Note d’écriture d’Invisibles

Parfois on en croise un dans la rue et  subitement on le voit. On le voit parce qu’il est arrêté avec une attention particulière, au milieu des passants pressés, il regarde. Concentré, immobile, silencieux, il regarde pendant des heures, le travail des grutiers, des manoeuvres qui s’agitent, casques sur la tête. Puis il s’éloigne à petits pas, il est vieux, il a mal à la jambe, on se demande où il va…

Parfois on en voit un autre dans un café. Il est seul. Il a une consommation devant lui mais il ne boit pas. Son corps, son allure, sa façon de se tenir très droit, d’être endimanché, raconte une histoire qu’on aimerait bien entendre. Mais il ne parle pas. Visiblement il n’attend personne. Aucune femme ne le rejoint, aucun camarade pour jouer aux dominos, aux cartes, ou boire un coup avec lui.

Qui sont-ils ? Des travailleurs immigrés, écartelés entre les deux rives de la Méditerranée, qui ont vieilli ici, en France. Ils sont restés seuls, pour des raisons diverses. Ils ne sont pas rentrés au pays. La France est devenue leur pays, ils y ont apporté leurs rêves, mais ils sont devenus des fantômes. Ils ont asphalté les routes, construit les HLM, sorti des quantités de pièces détachées des chaînes et des machines-outils. Ils n’ont pas ménagé leur peine, ils ont bien contribué à ces « trente glorieuses », ces années de reconstruction accélérée de l’économie.

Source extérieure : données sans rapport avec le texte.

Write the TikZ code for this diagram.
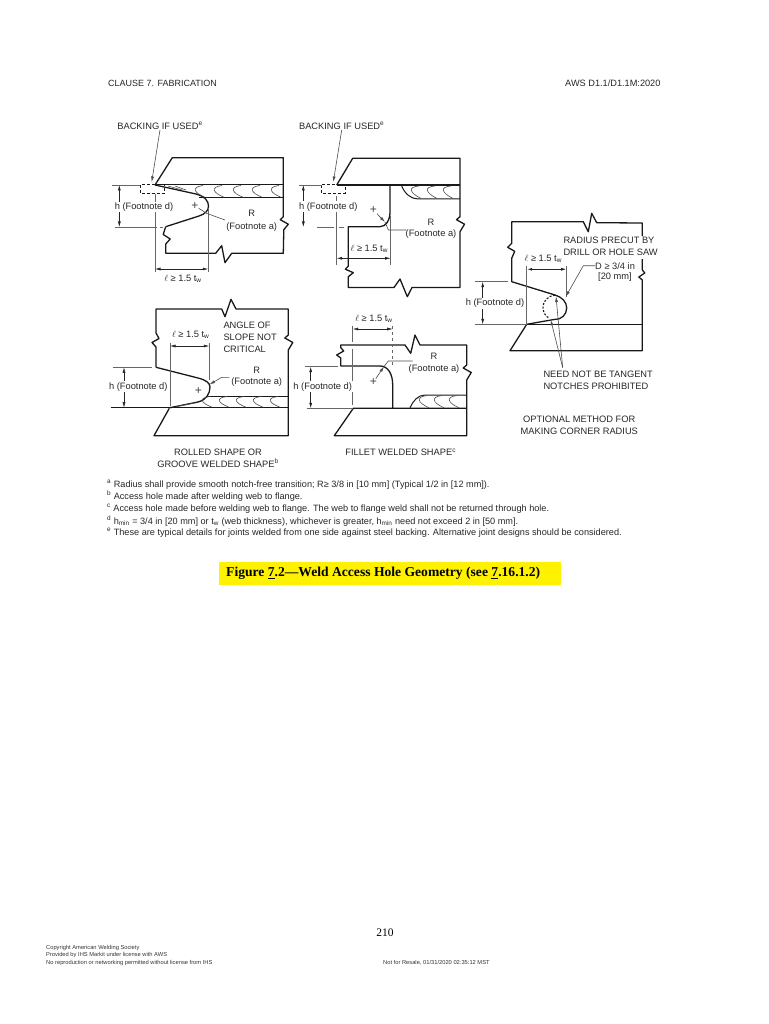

Mais dans l’inconscient collectif ces travailleurs étrangers sont immortels, parce que continuellement interchangeables.
Ils ne sont pas nés, ils ne sont pas élevés, ils ne vieillissent pas, ils ne se fatiguent pas, ils ne rêvent pas, ils ne meurent pas, ils ont une fonction unique : TRAVAILLER.

Aujourd’hui la bataille économique s’est déplacée sur d’autres terrains. Jetés par dessus bord, en même temps que la classe ouvrière et la lutte qui allait avec. Leur pouvoir d’achat étant nul, ils sont devenus invisibles. Doublement reniés, en tant qu’ouvriers et en tant qu’immigrés, ils n’osent parler de leurs métiers avec fierté. Les fonderies, les chaînes, les mines, ils les ont pourtant nourries de leur vie.

Dans la mythologie, celui qui arrivait à entrer dans le royaume des morts, le royaume d’Hadès (épithète signifiant « l’invisible »), pouvait observer, interroger les ancêtres, et revenir dans le monde des vivants, fort de cette sagesse, à une condition : celle de ne pas s’asseoir sur « la chaise d’oubli ».